Assuming the purchase is made through a registered dealer, the vehicle must satisfy several technical and financial thresholds to qualify for the credit. The vehicle must be a plug-in electric vehicle (PEV), including a plug-in hybrid electric vehicle (PHEV), or a fuel cell vehicle (FCV). The battery capacity must be at least seven kilowatt hours (kWh) to meet the minimum energy storage requirement.

The used vehicle’s sale price cannot exceed $25,000. This price cap is measured against the vehicle’s established sales price, including all costs and accessories in the final purchase agreement.

The vehicle must be at least two model years older than the calendar year in which it is sold. This ensures the credit is applied to genuinely used vehicles within the secondary market.

The vehicle must also have a gross vehicle weight rating (GVWR) of less than 14,000 pounds, which excludes heavy-duty commercial vehicles. Furthermore, the sale must represent the first qualified transfer of the vehicle since August 16, 2022.

The “first qualified transfer” rule prevents the same vehicle from generating the Used Clean Vehicle Tax Credit multiple times. The dealer must also confirm that the vehicle was manufactured primarily for use on public streets, roads, and highways.

Buyer Eligibility Requirements

Even when the dealer and the vehicle meet all qualifications, the purchaser must satisfy specific income and usage requirements to claim the credit. The most critical constraint is the Modified Adjusted Gross Income (MAGI) limit, applied to the tax year of purchase or the preceding tax year, whichever is less. Taxpayers can use the lower of the two years to qualify.

The MAGI cannot exceed $150,000 for taxpayers filing as Married Filing Jointly. This limit drops to $112,500 for those filing as Head of Household, and $75,000 for all other filers, including Single or Married Filing Separately. Exceeding the relevant MAGI threshold results in the complete loss of the credit.

The buyer must purchase the vehicle for their own use and not for subsequent resale. The vehicle must be used primarily in the United States, and the buyer cannot be the original owner.

A taxpayer cannot claim the credit if they are listed as a dependent on another individual’s federal tax return.

Another significant restriction is the three-year lookback rule regarding prior claims. A taxpayer is ineligible to claim the Used Clean Vehicle Tax Credit if they have already claimed it during the three-year period immediately preceding the current purchase.

Claiming the Credit and Required Documentation

The successful claim of the Used Clean Vehicle Tax Credit hinges on meticulous record-keeping and the proper submission of IRS forms. The essential first step is ensuring the purchasing taxpayer receives all necessary documentation from the selling dealer at the time of the transaction.

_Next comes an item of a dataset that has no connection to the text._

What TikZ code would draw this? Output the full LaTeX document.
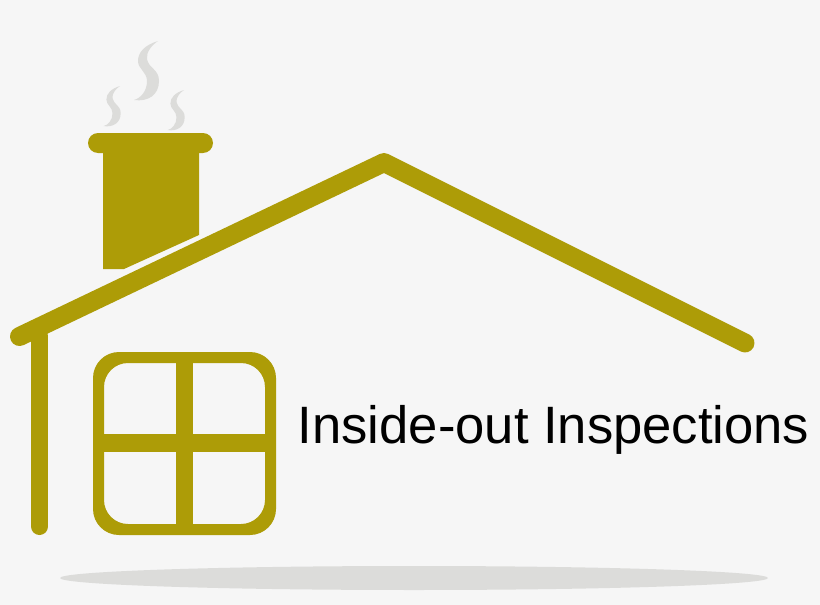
\documentclass[tikz,border=0pt]{standalone}
\usepackage{fontspec}
\setmainfont{Liberation Sans}
\definecolor{houseolive}{HTML}{AD9C07}
\definecolor{paper}{HTML}{F6F6F6}
\definecolor{smokegrey}{HTML}{DCDCDA}
\tikzset{
  beam/.style={draw=houseolive,line cap=round,line join=round},
  solid part/.style={fill=houseolive},
  smokepuff/.pic={
    \fill[smokegrey] (0,0) .. controls (-13,4) and (-20,11) .. (-20,20)
      .. controls (-20,28) and (-11,31) .. (-11,40)
      .. controls (-11,50) and (-17,57) .. (-24,59)
      .. controls (-10,61) and (1,54) .. (1,40)
      .. controls (1,28) and (-9,28) .. (-11,18)
      .. controls (-12,11) and (-6,4) .. (0,0);
  }
}
\begin{document}
\begin{tikzpicture}[x=1pt,y=-1pt]
  \fill[paper] (0,0) rectangle (820,605);
  \useasboundingbox (0,0) rectangle (820,605);
  \fill[smokegrey] (414,578) ellipse [x radius=354,y radius=12];
  \coordinate (eaveleft) at (19.5,336.5);
  \coordinate (apex) at (384,162.5);
  \coordinate (eaveright) at (745,343);
  \coordinate (walltop) at (39.5,336);
  \coordinate (wallfoot) at (39.5,526.5);
  \draw[beam,line width=19] (eaveleft) -- (apex) -- (eaveright);
  \draw[beam,line width=17] (walltop) -- (wallfoot);
  % chimney
  \fill[solid part] (103,150) -- (199,150) -- (199,235) -- (124,269) -- (103,269) -- cycle;
  \fill[solid part,rounded corners=10] (88,133) rectangle (213,153);
  \pic at (158,41) {smokepuff};
  \pic[scale=.68] at (120,86) {smokepuff};
  \pic[scale=.68] at (184,90) {smokepuff};
  % window
  \fill[solid part,even odd rule,rounded corners=26] (93,352) rectangle (276,535)
    [rounded corners=24] (104,363) rectangle (265,524);
  \fill[solid part] (176,360) rectangle (193,527);
  \fill[solid part] (101,434) rectangle (268,452);
  \node[anchor=base west,inner sep=0pt,font=\fontsize{52.6}{60}\selectfont] (title) at (297.5,443) {Inside-out Inspections};
\end{tikzpicture}
\end{document}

This documentation acts as the primary evidence of a qualified sale.

The dealer must provide the buyer with a written statement containing specific data points. This statement must include the dealer’s name and taxpayer identification number, the buyer’s name and TIN, the vehicle’s VIN, the date of sale, and the maximum allowable credit.

This information is used to complete IRS Form 8936, “Clean Vehicle Credits.” Taxpayers must file this form with their federal income tax return for the year the vehicle was placed in service.

The credit is nonrefundable, meaning it can only reduce the taxpayer’s liability down to zero. It cannot generate a refund check or be carried over to future tax years. Taxpayers should assess their expected tax liability for the year of purchase to maximize the benefit.

The VIN is important as the IRS uses it to cross-reference the taxpayer’s claim against the dealer’s electronic Time of Sale Report. A mismatch or the absence of the dealer’s report will result in the disallowance of the claimed credit. Taxpayers should retain the dealer’s written statement with their tax records for the standard retention period.